Early this week authorities in West Palm Beach Florida found Jorge Barahona and his adopted son unconscious in Barahona’s truck. The ten-year-old boy, drugged into unconsciousness, was covered in chemicals. The dead body of his twin sister, Nubia, was also found in the truck.
In 2004 the children had been placed in foster care with Jorge Barahona and his wife, Carmen. They were adopted by the Barahonas in 2009. Last week, Florida’s Department of Children and Families’ abuse hotline received a concerned call about the children’s situation. Though a state worker visited the family the following day, the investigator was not able to see or speak to either of the twins. Three days later, 10-year-old Nubia Barahona was found dead and her brother was in critical condition.
A Christian Response
If previous cases of abuse and filicide that have been thrust into the media spotlight are any indicator, American news consumers will demonize the Barahonas. Plenty will point accusing fingers at Florida’s Department of Children and Families. Many, without adequate information, will wonder how the pattern of abuse which preceded Nubia Barahona’s death was not recognized by neighbors and relatives and teachers.
As Christians, though, it was our job to protect Nubia Barahona and her brother.
Scripture is clear that God’s people are responsible to care for society’s most vulnerable. In establishing the holy law, God assigned the care of the widow, the orphan and the alien to his own people. And today, we are still the key players in God’s protection of and provision for the weak. And though our assignment is irrefutable, we have too often muted scripture’s clear injunction to care for the vulnerable. Conveniently, we have justified our apathy by abdicating our given responsibility to federal and state social services. This way, when tragedy strikes we’re off the hook.
Except, we’re not.
My Ugly Complicity
Nubia’s and her brother’s story has gripped me because it indicts me, personally.
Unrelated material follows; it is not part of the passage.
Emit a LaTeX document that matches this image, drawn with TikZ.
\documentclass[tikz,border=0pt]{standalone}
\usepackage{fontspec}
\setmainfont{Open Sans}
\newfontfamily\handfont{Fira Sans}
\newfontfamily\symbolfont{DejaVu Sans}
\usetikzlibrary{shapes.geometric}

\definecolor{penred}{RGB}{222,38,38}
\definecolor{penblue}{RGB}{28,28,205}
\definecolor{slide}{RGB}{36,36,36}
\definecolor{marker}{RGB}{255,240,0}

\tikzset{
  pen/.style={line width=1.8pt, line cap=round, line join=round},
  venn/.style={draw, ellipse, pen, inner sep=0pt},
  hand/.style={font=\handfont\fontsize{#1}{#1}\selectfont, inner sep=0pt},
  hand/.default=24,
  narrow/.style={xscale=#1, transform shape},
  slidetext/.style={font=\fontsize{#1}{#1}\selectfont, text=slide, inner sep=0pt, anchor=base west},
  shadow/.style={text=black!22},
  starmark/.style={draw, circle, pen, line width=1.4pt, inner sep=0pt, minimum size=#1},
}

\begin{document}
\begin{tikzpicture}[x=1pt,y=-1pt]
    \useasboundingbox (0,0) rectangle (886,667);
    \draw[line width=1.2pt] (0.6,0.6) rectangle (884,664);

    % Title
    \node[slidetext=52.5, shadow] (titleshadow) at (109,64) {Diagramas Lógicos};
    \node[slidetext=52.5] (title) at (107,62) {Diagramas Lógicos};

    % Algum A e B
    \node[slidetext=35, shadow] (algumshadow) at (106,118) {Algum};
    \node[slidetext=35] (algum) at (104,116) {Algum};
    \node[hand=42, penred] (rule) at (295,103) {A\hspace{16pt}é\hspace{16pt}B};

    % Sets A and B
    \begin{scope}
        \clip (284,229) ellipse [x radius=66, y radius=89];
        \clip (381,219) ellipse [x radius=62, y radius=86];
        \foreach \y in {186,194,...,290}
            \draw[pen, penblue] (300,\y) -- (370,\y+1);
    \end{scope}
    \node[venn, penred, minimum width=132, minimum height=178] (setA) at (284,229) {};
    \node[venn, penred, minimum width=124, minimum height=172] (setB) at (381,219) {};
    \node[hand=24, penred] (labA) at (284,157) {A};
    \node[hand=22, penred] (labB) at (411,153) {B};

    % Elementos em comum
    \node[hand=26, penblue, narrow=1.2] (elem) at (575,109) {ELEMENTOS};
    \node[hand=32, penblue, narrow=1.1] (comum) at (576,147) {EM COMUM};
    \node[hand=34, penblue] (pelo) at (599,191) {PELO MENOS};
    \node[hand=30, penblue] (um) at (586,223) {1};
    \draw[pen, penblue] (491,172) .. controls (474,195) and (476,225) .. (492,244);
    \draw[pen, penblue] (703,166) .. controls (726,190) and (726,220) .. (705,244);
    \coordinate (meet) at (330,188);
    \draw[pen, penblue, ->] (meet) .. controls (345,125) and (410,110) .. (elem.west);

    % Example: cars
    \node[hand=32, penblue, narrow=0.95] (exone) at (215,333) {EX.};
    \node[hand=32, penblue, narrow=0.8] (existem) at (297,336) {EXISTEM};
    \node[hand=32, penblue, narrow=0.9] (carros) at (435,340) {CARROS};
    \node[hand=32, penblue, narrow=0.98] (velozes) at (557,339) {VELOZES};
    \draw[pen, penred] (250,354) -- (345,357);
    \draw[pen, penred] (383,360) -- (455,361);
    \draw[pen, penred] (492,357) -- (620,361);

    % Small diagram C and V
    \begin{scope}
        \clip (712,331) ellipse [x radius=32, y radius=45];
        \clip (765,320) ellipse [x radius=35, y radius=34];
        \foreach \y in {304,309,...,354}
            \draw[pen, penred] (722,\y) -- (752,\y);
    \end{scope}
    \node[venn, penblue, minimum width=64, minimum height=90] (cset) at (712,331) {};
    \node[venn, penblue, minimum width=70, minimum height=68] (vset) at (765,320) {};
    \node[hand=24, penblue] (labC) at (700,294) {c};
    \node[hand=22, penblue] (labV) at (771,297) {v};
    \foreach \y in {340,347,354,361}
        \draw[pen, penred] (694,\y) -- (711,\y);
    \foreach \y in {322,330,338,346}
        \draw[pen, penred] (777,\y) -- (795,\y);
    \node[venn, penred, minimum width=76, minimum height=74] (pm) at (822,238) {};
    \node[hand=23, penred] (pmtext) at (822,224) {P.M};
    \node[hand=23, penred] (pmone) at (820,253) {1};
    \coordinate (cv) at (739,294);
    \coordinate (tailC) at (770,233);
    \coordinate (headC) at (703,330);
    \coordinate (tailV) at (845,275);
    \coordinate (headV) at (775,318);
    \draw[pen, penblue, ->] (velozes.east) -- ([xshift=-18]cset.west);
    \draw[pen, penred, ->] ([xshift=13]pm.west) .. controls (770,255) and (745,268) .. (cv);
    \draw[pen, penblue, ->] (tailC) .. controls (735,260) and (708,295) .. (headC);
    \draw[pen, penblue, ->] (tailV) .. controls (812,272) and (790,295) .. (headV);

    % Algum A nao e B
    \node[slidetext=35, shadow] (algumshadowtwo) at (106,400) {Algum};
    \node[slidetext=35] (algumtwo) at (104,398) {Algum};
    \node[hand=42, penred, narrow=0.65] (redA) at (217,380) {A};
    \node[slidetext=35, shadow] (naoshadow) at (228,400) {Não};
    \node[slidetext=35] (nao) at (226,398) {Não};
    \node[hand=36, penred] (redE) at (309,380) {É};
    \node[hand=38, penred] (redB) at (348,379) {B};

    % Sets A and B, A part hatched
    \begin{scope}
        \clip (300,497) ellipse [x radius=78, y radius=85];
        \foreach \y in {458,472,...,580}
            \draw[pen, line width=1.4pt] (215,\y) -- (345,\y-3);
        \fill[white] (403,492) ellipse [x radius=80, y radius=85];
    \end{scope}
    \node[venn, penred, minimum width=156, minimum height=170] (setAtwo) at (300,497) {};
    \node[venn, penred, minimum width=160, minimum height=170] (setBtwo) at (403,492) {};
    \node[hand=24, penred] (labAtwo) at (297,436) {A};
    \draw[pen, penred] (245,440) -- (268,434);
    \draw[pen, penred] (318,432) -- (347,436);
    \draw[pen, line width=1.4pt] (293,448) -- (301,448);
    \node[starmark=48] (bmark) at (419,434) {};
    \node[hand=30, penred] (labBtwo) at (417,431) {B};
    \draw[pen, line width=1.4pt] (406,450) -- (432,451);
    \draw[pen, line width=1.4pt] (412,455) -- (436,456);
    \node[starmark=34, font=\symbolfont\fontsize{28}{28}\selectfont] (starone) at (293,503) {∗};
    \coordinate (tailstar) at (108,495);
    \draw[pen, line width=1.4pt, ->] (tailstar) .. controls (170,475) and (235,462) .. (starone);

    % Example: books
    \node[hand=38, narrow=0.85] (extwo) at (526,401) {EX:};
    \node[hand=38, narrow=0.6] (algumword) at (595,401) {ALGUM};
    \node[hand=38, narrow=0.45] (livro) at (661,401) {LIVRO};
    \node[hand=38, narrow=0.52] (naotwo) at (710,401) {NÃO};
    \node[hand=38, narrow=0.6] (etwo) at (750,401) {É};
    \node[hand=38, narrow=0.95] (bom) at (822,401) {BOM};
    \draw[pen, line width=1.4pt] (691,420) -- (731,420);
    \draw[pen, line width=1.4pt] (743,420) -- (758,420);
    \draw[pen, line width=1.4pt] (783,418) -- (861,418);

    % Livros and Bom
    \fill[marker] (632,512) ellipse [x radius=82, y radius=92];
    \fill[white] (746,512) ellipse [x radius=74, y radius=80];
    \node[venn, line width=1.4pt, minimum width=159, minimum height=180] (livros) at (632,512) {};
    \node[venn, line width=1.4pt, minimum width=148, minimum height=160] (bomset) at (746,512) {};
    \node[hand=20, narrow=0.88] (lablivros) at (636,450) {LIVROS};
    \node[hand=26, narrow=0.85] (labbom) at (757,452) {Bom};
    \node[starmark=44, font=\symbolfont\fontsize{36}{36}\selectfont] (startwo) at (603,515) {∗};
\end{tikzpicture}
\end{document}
Almost three years ago my husband and kids had taken me out to lunch for Mother’s Day. While we ate our pizza I noticed a girl, about eight years old, and a man I assumed was her father eating at a nearby table. The man’s eyes would droop closed, as he sipped a soda, as if he was falling asleep. Though he smiled, his gaze looked glassy. And though he treated the girl well, he appeared to be impaired.
As we ate our meal, I agonized over what to do. Should I confront the man? Should I speak to the girl when she went to use the restroom? Should I call the police? Though I felt terribly anxious, in the end—simply hoping for the best—I did not act. I fear my hollow prayers for the girl simply made me complicit in her neglect. Needless to say, it wasn’t the “Mother’s Day” I’d expected, nor one I wish to repeat. Instead, the commitment I make today, to a pair of 10-year-old twins and to the pizza girl, is that no other endangered children will slip away from my maternal watch.
Children in natural homes and foster homes and adoptive homes across the country need the body of Christ to do our job. They need attentive neighbors and teachers and cable TV repairmen and pizza eaters to pay attention to their circumstances. They need courageous ones to speak up for them. They need us to do for them what they are, as yet, unable do for themselves.
Though it’s too late for Nubia, the story of her life begs for a redemptive response from those who have been commissioned to protect the weak.
What I can do and what you can do…
If you suspect that a child is in danger, speak up. Plan to feel anxious. Expect to look stupid. Anticipate the possibility of being wrong. Then get over it. You may be this child’s only opportunity for safety. Use your voice.
In every state, children thrust from the bosom of their natural families need the security of a stable home. Contact your state’s department of children’s services to learn how you can welcome foster children in need of short term and long term placements.
The most recent government data shows that almost 450, 000 children are in the custody of the foster care system in the United States. One quarter of these children wait for permanent homes with adoptive families. Visit Adopt US Kids, online, to learn more.
Educate and equip your congregation to make a difference in the lives of children. Invite a representative from your state’s department of children’s services and host an evening where curious folks in your congregation can learn how to get involved.
If you’re a Christian, your response is not optional. It’s in the job description.